● **WHAT IS NEEDED**:
Reproduce the listing exactly, with no pictures in your copy.
--- begin ---
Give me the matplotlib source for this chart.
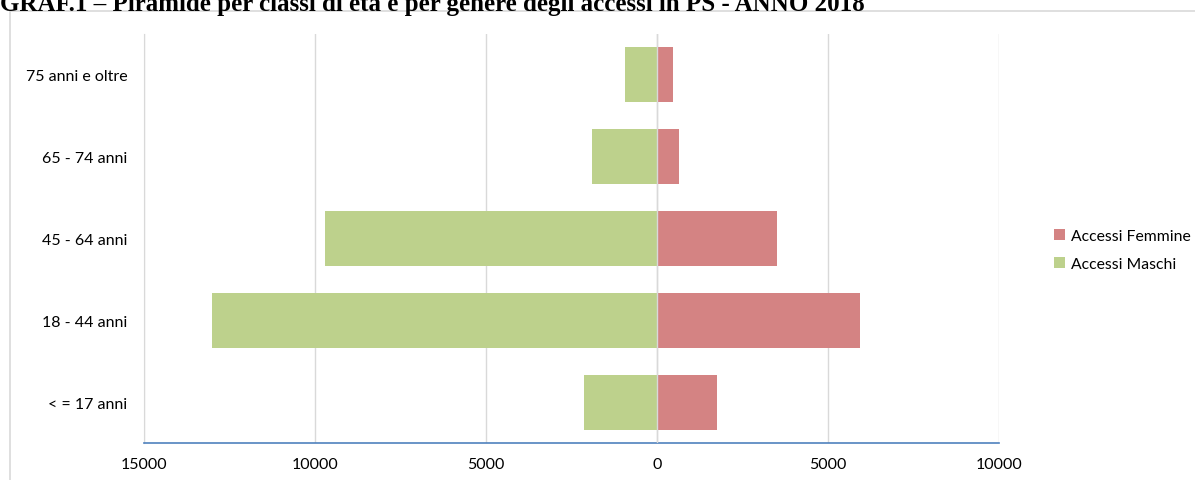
import matplotlib.pyplot as plt
import numpy as np
from matplotlib.patches import Rectangle

# dati
classi = ['< = 17 anni', '18 - 44 anni', '45 - 64 anni', '65 - 74 anni', '75 anni e oltre']
maschi = [2130, 13010, 9710, 1900, 940]
femmine = [1750, 5940, 3510, 640, 470]
xticks = [-15000, -10000, -5000, 0, 5000, 10000]
xlabels = ['15000', '10000', '5000', '0', '5000', '10000']

col_f = '#D48383'
col_m = '#BDD18C'

fig = plt.figure(figsize=(11.95, 4.81), dpi=100)
W, H = 1195, 481

# cornice dell'area grafico
fig.patches.append(Rectangle((10 / W, -0.1), 1.2, 1 - 12 / H + 0.1, transform=fig.transFigure,
                             fill=False, edgecolor='#D9D9D9', linewidth=1.2))

fig.text(0.0, 1 - 11.5 / H, 'GRAF.1 \u2013 Piramide per classi di et\u00e0 e per genere degli accessi in PS - ANNO 2018',
         family='Liberation Serif', fontweight='bold', fontsize=18, ha='left', va='baseline')

ax = fig.add_axes([144 / W, 1 - 444 / H, (999 - 144) / W, (444 - 35) / H])
y = np.arange(len(classi))
ax.barh(y, femmine, height=0.67, color=col_f, label='Accessi Femmine', zorder=2)
ax.barh(y, -np.array(maschi), height=0.67, color=col_m, label='Accessi Maschi', zorder=2)

ax.set_xlim(-15000, 10000)
ax.set_ylim(-0.5, 4.5)
ax.set_xticks(xticks)
ax.set_xticklabels(xlabels, family='Lato', fontsize=11.5)
ax.set_yticks(y)
ax.set_yticklabels(classi, family='Lato', fontsize=11.5)
ax.tick_params(length=0)
ax.tick_params(axis='x', pad=10)
ax.tick_params(axis='y', pad=12)
ax.grid(axis='x', color='#D9D9D9', linewidth=1, zorder=0)
ax.axvline(0, color='#D9D9D9', linewidth=1, zorder=3)
for s in ['top', 'right']:
    ax.spines[s].set_visible(False)
ax.spines['left'].set_color('#D9D9D9')
ax.spines['bottom'].set_color('#4F81BD')
ax.spines['bottom'].set_linewidth(1.2)

ax.legend(loc='center left', bbox_to_anchor=(1040 / W, 1 - 251 / H), bbox_transform=fig.transFigure,
          frameon=False, handlelength=0.7, handleheight=0.7, handletextpad=0.4, labelspacing=0.9,
          prop={'family': 'Lato', 'size': 11.3})

fig.savefig('out.png', dpi=100)
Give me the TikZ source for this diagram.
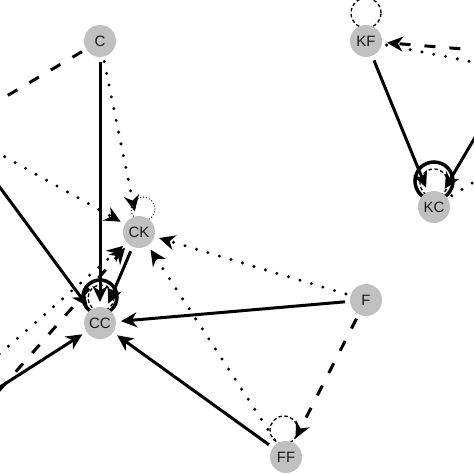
\documentclass[tikz,border=0pt]{standalone}
\usepackage{fontspec}
\setmainfont{Liberation Sans}
\usetikzlibrary{arrows.meta,backgrounds}
\definecolor{vgrey}{RGB}{192,192,192}
\definecolor{vtext}{RGB}{25,25,25}
\tikzset{
  vtx/.style={circle,fill=vgrey,minimum size=32pt,inner sep=0pt,outer sep=5pt,
    text=vtext,font=\fontsize{15}{15}\selectfont},
  tie/.style={line width=3pt,-{Stealth[length=16pt,width=15pt,inset=5pt]}},
  solidtie/.style={tie},
  dashtie/.style={tie,dash pattern=on 11pt off 14pt},
  dottie/.style={tie,line width=3.3pt,dash pattern=on 0pt off 12pt,line cap=round},
  loopthick/.style={line width=3.5pt},
  loopdash/.style={line width=1.3pt,dash pattern=on 3.5pt off 2.5pt},
  loopdot/.style={line width=1.3pt,dash pattern=on 0pt off 3pt,line cap=round}
}
\begin{document}
\begin{tikzpicture}[x=1pt,y=-1pt]
    \useasboundingbox (0,0) rectangle (474,474);
    \clip (0,0) rectangle (474,474);
    \node[vtx] (C) at (100,41) {C};
    \node[vtx] (CK) at (139,232) {CK};
    \node[vtx] (CC) at (100,323) {CC};
    \node[vtx] (F) at (366,300) {F};
    \node[vtx] (FF) at (286,457) {FF};
    \node[vtx] (KF) at (366,41) {KF};
    \node[vtx] (KC) at (434,207) {KC};
    % ends outside the frame
    \coordinate (w1) at (-100,159);
    \coordinate (w2) at (-100,98);
    \coordinate (w3) at (-100,52);
    \coordinate (w4) at (-100,441);
    \coordinate (w5) at (-100,503);
    \coordinate (w6) at (-100,451);
    \coordinate (e1) at (520,61);
    \coordinate (e2) at (520,153);
    \coordinate (e3) at (560,57);
    \coordinate (e4) at (560,79);
    \begin{scope}[on background layer]
    \draw[solidtie] (C) -- (CC);
    \draw[dottie] (C) -- (CK);
    \draw[dashtie] (C) -- (w1);
    \draw[dottie] (w2) -- (CK);
    \draw[solidtie] (w3) -- (CC);
    \draw[dottie] (w4) -- (CK);
    \draw[dashtie] (w5) -- (CK);
    \draw[solidtie] (w6) -- (CC);
    \draw[solidtie] (CK) -- (CC);
    \draw[solidtie] (F) -- (CC);
    \draw[dottie] (F) -- (CK);
    \draw[solidtie] (FF) -- (CC);
    \draw[dottie] (FF) -- (CK);
    \draw[dashtie] (F) -- (FF);
    \draw[solidtie] (KF) -- (KC);
    \draw[solidtie] (e1) -- (KC);
    \draw[dottie] (KC) -- (e2);
    \draw[dashtie] (e3) -- (KF);
    \draw[dottie] (KF) -- (e4);
    % self loops
    \draw[loopthick] ([yshift=26pt]CC.center) circle (17pt);
    \draw[loopdash] ([xshift=1pt,yshift=25pt]CC.center) circle (13pt);
    \draw[loopthick] ([yshift=26pt]KC.center) circle (19pt);
    \draw[loopdash] ([yshift=24pt]KC.center) circle (14pt);
    \draw[loopdot] ([xshift=4pt,yshift=23pt]CK.center) circle (12pt);
    \draw[loopdash] ([xshift=-2pt,yshift=27pt]FF.center) circle (14pt);
    \draw[loopdash] ([yshift=28pt]KF.center) circle (15pt);
    \end{scope}
  \end{tikzpicture}
\end{document}
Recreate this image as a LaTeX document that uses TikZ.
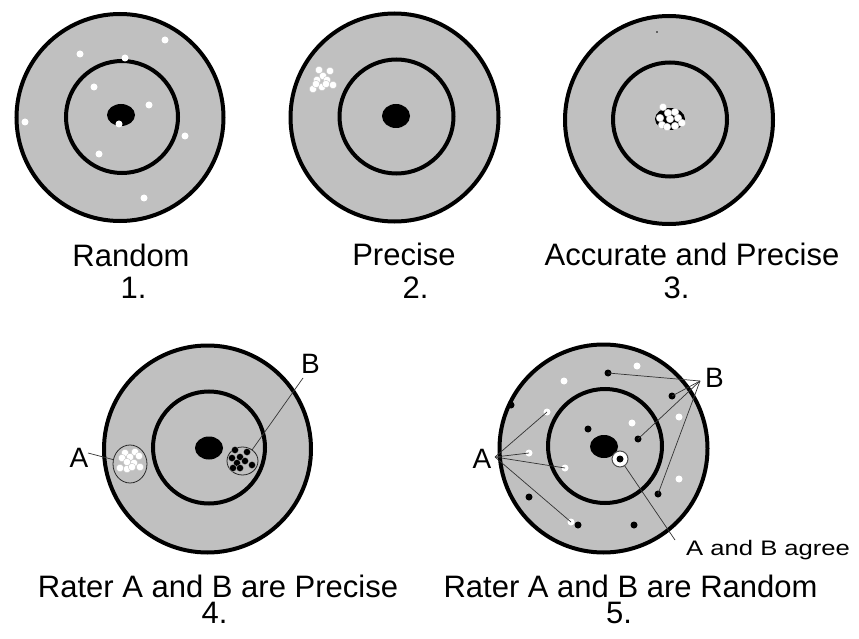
--- end ---
● **SOLUTION TO THIS TASK**:
Give me the matplotlib source for this chart.
import matplotlib.pyplot as plt
import numpy as np
from matplotlib.patches import Rectangle

# dati
classi = ['< = 17 anni', '18 - 44 anni', '45 - 64 anni', '65 - 74 anni', '75 anni e oltre']
maschi = [2130, 13010, 9710, 1900, 940]
femmine = [1750, 5940, 3510, 640, 470]
xticks = [-15000, -10000, -5000, 0, 5000, 10000]
xlabels = ['15000', '10000', '5000', '0', '5000', '10000']

col_f = '#D48383'
col_m = '#BDD18C'

fig = plt.figure(figsize=(11.95, 4.81), dpi=100)
W, H = 1195, 481

# cornice dell'area grafico
fig.patches.append(Rectangle((10 / W, -0.1), 1.2, 1 - 12 / H + 0.1, transform=fig.transFigure,
                             fill=False, edgecolor='#D9D9D9', linewidth=1.2))

fig.text(0.0, 1 - 11.5 / H, 'GRAF.1 \u2013 Piramide per classi di et\u00e0 e per genere degli accessi in PS - ANNO 2018',
         family='Liberation Serif', fontweight='bold', fontsize=18, ha='left', va='baseline')

ax = fig.add_axes([144 / W, 1 - 444 / H, (999 - 144) / W, (444 - 35) / H])
y = np.arange(len(classi))
ax.barh(y, femmine, height=0.67, color=col_f, label='Accessi Femmine', zorder=2)
ax.barh(y, -np.array(maschi), height=0.67, color=col_m, label='Accessi Maschi', zorder=2)

ax.set_xlim(-15000, 10000)
ax.set_ylim(-0.5, 4.5)
ax.set_xticks(xticks)
ax.set_xticklabels(xlabels, family='Lato', fontsize=11.5)
ax.set_yticks(y)
ax.set_yticklabels(classi, family='Lato', fontsize=11.5)
ax.tick_params(length=0)
ax.tick_params(axis='x', pad=10)
ax.tick_params(axis='y', pad=12)
ax.grid(axis='x', color='#D9D9D9', linewidth=1, zorder=0)
ax.axvline(0, color='#D9D9D9', linewidth=1, zorder=3)
for s in ['top', 'right']:
    ax.spines[s].set_visible(False)
ax.spines['left'].set_color('#D9D9D9')
ax.spines['bottom'].set_color('#4F81BD')
ax.spines['bottom'].set_linewidth(1.2)

ax.legend(loc='center left', bbox_to_anchor=(1040 / W, 1 - 251 / H), bbox_transform=fig.transFigure,
          frameon=False, handlelength=0.7, handleheight=0.7, handletextpad=0.4, labelspacing=0.9,
          prop={'family': 'Lato', 'size': 11.3})

fig.savefig('out.png', dpi=100)
Give me the TikZ source for this diagram.
\documentclass[tikz,border=0pt]{standalone}
\usepackage{fontspec}
\setmainfont{Liberation Sans}
\usetikzlibrary{arrows.meta,backgrounds}
\definecolor{vgrey}{RGB}{192,192,192}
\definecolor{vtext}{RGB}{25,25,25}
\tikzset{
  vtx/.style={circle,fill=vgrey,minimum size=32pt,inner sep=0pt,outer sep=5pt,
    text=vtext,font=\fontsize{15}{15}\selectfont},
  tie/.style={line width=3pt,-{Stealth[length=16pt,width=15pt,inset=5pt]}},
  solidtie/.style={tie},
  dashtie/.style={tie,dash pattern=on 11pt off 14pt},
  dottie/.style={tie,line width=3.3pt,dash pattern=on 0pt off 12pt,line cap=round},
  loopthick/.style={line width=3.5pt},
  loopdash/.style={line width=1.3pt,dash pattern=on 3.5pt off 2.5pt},
  loopdot/.style={line width=1.3pt,dash pattern=on 0pt off 3pt,line cap=round}
}
\begin{document}
\begin{tikzpicture}[x=1pt,y=-1pt]
    \useasboundingbox (0,0) rectangle (474,474);
    \clip (0,0) rectangle (474,474);
    \node[vtx] (C) at (100,41) {C};
    \node[vtx] (CK) at (139,232) {CK};
    \node[vtx] (CC) at (100,323) {CC};
    \node[vtx] (F) at (366,300) {F};
    \node[vtx] (FF) at (286,457) {FF};
    \node[vtx] (KF) at (366,41) {KF};
    \node[vtx] (KC) at (434,207) {KC};
    % ends outside the frame
    \coordinate (w1) at (-100,159);
    \coordinate (w2) at (-100,98);
    \coordinate (w3) at (-100,52);
    \coordinate (w4) at (-100,441);
    \coordinate (w5) at (-100,503);
    \coordinate (w6) at (-100,451);
    \coordinate (e1) at (520,61);
    \coordinate (e2) at (520,153);
    \coordinate (e3) at (560,57);
    \coordinate (e4) at (560,79);
    \begin{scope}[on background layer]
    \draw[solidtie] (C) -- (CC);
    \draw[dottie] (C) -- (CK);
    \draw[dashtie] (C) -- (w1);
    \draw[dottie] (w2) -- (CK);
    \draw[solidtie] (w3) -- (CC);
    \draw[dottie] (w4) -- (CK);
    \draw[dashtie] (w5) -- (CK);
    \draw[solidtie] (w6) -- (CC);
    \draw[solidtie] (CK) -- (CC);
    \draw[solidtie] (F) -- (CC);
    \draw[dottie] (F) -- (CK);
    \draw[solidtie] (FF) -- (CC);
    \draw[dottie] (FF) -- (CK);
    \draw[dashtie] (F) -- (FF);
    \draw[solidtie] (KF) -- (KC);
    \draw[solidtie] (e1) -- (KC);
    \draw[dottie] (KC) -- (e2);
    \draw[dashtie] (e3) -- (KF);
    \draw[dottie] (KF) -- (e4);
    % self loops
    \draw[loopthick] ([yshift=26pt]CC.center) circle (17pt);
    \draw[loopdash] ([xshift=1pt,yshift=25pt]CC.center) circle (13pt);
    \draw[loopthick] ([yshift=26pt]KC.center) circle (19pt);
    \draw[loopdash] ([yshift=24pt]KC.center) circle (14pt);
    \draw[loopdot] ([xshift=4pt,yshift=23pt]CK.center) circle (12pt);
    \draw[loopdash] ([xshift=-2pt,yshift=27pt]FF.center) circle (14pt);
    \draw[loopdash] ([yshift=28pt]KF.center) circle (15pt);
    \end{scope}
  \end{tikzpicture}
\end{document}
Recreate this image as a LaTeX document that uses TikZ.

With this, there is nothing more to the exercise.